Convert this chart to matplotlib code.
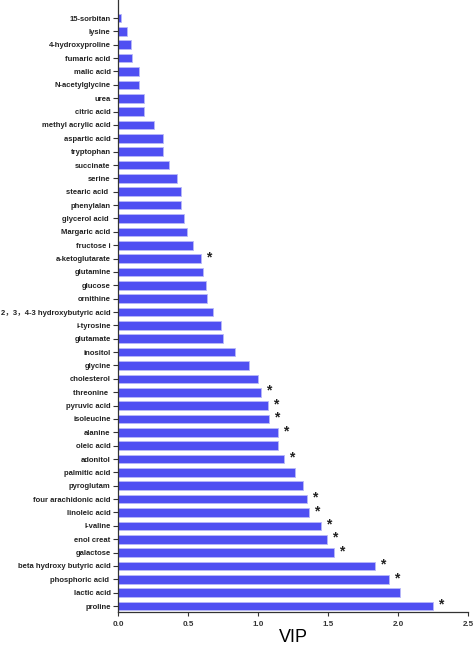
import matplotlib
matplotlib.use('Agg')
import matplotlib.pyplot as plt

# metabolites listed top to bottom as in the figure
names = ['15-sorbitan', 'lysine', '4-hydroxyproline', 'fumaric acid', 'malic acid',
         'N-acetylglycine', 'urea', 'citric acid', 'methyl acrylic acid', 'aspartic acid',
         'tryptophan', 'succinate', 'serine', 'stearic acid ', 'phenylalan',
         'glycerol acid ', 'Margaric acid', 'fructose i', 'a-ketoglutarate', 'glutamine',
         'glucose', 'ornithine', '2，3，4-3 hydroxybutyric acid', 'i-tyrosine', 'glutamate',
         'inositol', 'glycine', 'cholesterol', 'threonine ', 'pyruvic acid',
         'isoleucine', 'alanine', 'oleic acid', 'adonitol', 'palmitic acid',
         'pyroglutam', 'four arachidonic acid', 'linoleic acid', 'l-valine', 'enol creat',
         'galactose', 'beta hydroxy butyric acid', 'phosphoric acid ', 'lactic acid', 'proline']
vip = [0.02, 0.062, 0.088, 0.10, 0.146,
       0.148, 0.18, 0.18, 0.257, 0.32,
       0.32, 0.365, 0.42, 0.445, 0.445,
       0.47, 0.49, 0.536, 0.59, 0.607,
       0.624, 0.63, 0.674, 0.73, 0.75,
       0.834, 0.934, 1.0, 1.02, 1.067,
       1.077, 1.143, 1.143, 1.184, 1.26,
       1.32, 1.348, 1.362, 1.448, 1.493,
       1.54, 1.834, 1.93, 2.012, 2.248]
starred = ['a-ketoglutarate', 'threonine ', 'pyruvic acid', 'isoleucine', 'alanine',
           'adonitol', 'four arachidonic acid', 'linoleic acid', 'l-valine', 'enol creat',
           'galactose', 'beta hydroxy butyric acid', 'phosphoric acid ', 'proline']

plt.rcParams['font.family'] = ['Liberation Sans', 'Noto Sans CJK SC', 'DejaVu Sans']

fig = plt.figure(figsize=(4.74, 6.47), dpi=100)
ax = fig.add_axes([0.2496, 0.0536, 0.7384, 0.9464])

n = len(names)
ypos = [n - 1 - i for i in range(n)]
ax.barh(ypos, vip, height=0.65, color='#4f4ff2', edgecolor='#b8b8f8', linewidth=0.6)

for name, v, y in zip(names, vip, ypos):
    if name in starred:
        ax.text(v + 0.055, y + 0.1, '*', fontsize=10, fontweight='bold',
                ha='center', va='center', color='#222222')

ax.set_yticks(ypos)
ax.set_yticklabels(names, fontsize=5.5, fontweight='bold', color='#222222')
ax.set_xlim(0, 2.5)
ax.set_ylim(-0.47, n - 1 + 1.35)
ax.set_xticks([0, 0.5, 1.0, 1.5, 2.0, 2.5])
ax.set_xticklabels(['0.0', '0.5', '1.0', '1.5', '2.0', '2.5'], fontsize=5.8,
                   fontweight='bold', color='#333333')
ax.tick_params(axis='y', length=3.5, width=0.8, color='#333333', pad=2)
ax.tick_params(axis='x', length=3, width=0.8, color='#333333', pad=3)
ax.spines['top'].set_visible(False)
ax.spines['right'].set_visible(False)
for s in ['left', 'bottom']:
    ax.spines[s].set_color('#333333')
    ax.spines[s].set_linewidth(0.9)

ax.set_xlabel('VIP', fontsize=13, labelpad=1)

fig.savefig('out.png', dpi=100)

TASK TO CARRY OUT:
Transcribe the material exactly, and leave out whatever pictures it holds.

REPLY TO THE EXERCISE:
Convert this chart to matplotlib code.
import matplotlib
matplotlib.use('Agg')
import matplotlib.pyplot as plt

# metabolites listed top to bottom as in the figure
names = ['15-sorbitan', 'lysine', '4-hydroxyproline', 'fumaric acid', 'malic acid',
         'N-acetylglycine', 'urea', 'citric acid', 'methyl acrylic acid', 'aspartic acid',
         'tryptophan', 'succinate', 'serine', 'stearic acid ', 'phenylalan',
         'glycerol acid ', 'Margaric acid', 'fructose i', 'a-ketoglutarate', 'glutamine',
         'glucose', 'ornithine', '2，3，4-3 hydroxybutyric acid', 'i-tyrosine', 'glutamate',
         'inositol', 'glycine', 'cholesterol', 'threonine ', 'pyruvic acid',
         'isoleucine', 'alanine', 'oleic acid', 'adonitol', 'palmitic acid',
         'pyroglutam', 'four arachidonic acid', 'linoleic acid', 'l-valine', 'enol creat',
         'galactose', 'beta hydroxy butyric acid', 'phosphoric acid ', 'lactic acid', 'proline']
vip = [0.02, 0.062, 0.088, 0.10, 0.146,
       0.148, 0.18, 0.18, 0.257, 0.32,
       0.32, 0.365, 0.42, 0.445, 0.445,
       0.47, 0.49, 0.536, 0.59, 0.607,
       0.624, 0.63, 0.674, 0.73, 0.75,
       0.834, 0.934, 1.0, 1.02, 1.067,
       1.077, 1.143, 1.143, 1.184, 1.26,
       1.32, 1.348, 1.362, 1.448, 1.493,
       1.54, 1.834, 1.93, 2.012, 2.248]
starred = ['a-ketoglutarate', 'threonine ', 'pyruvic acid', 'isoleucine', 'alanine',
           'adonitol', 'four arachidonic acid', 'linoleic acid', 'l-valine', 'enol creat',
           'galactose', 'beta hydroxy butyric acid', 'phosphoric acid ', 'proline']

plt.rcParams['font.family'] = ['Liberation Sans', 'Noto Sans CJK SC', 'DejaVu Sans']

fig = plt.figure(figsize=(4.74, 6.47), dpi=100)
ax = fig.add_axes([0.2496, 0.0536, 0.7384, 0.9464])

n = len(names)
ypos = [n - 1 - i for i in range(n)]
ax.barh(ypos, vip, height=0.65, color='#4f4ff2', edgecolor='#b8b8f8', linewidth=0.6)

for name, v, y in zip(names, vip, ypos):
    if name in starred:
        ax.text(v + 0.055, y + 0.1, '*', fontsize=10, fontweight='bold',
                ha='center', va='center', color='#222222')

ax.set_yticks(ypos)
ax.set_yticklabels(names, fontsize=5.5, fontweight='bold', color='#222222')
ax.set_xlim(0, 2.5)
ax.set_ylim(-0.47, n - 1 + 1.35)
ax.set_xticks([0, 0.5, 1.0, 1.5, 2.0, 2.5])
ax.set_xticklabels(['0.0', '0.5', '1.0', '1.5', '2.0', '2.5'], fontsize=5.8,
                   fontweight='bold', color='#333333')
ax.tick_params(axis='y', length=3.5, width=0.8, color='#333333', pad=2)
ax.tick_params(axis='x', length=3, width=0.8, color='#333333', pad=3)
ax.spines['top'].set_visible(False)
ax.spines['right'].set_visible(False)
for s in ['left', 'bottom']:
    ax.spines[s].set_color('#333333')
    ax.spines[s].set_linewidth(0.9)

ax.set_xlabel('VIP', fontsize=13, labelpad=1)

fig.savefig('out.png', dpi=100)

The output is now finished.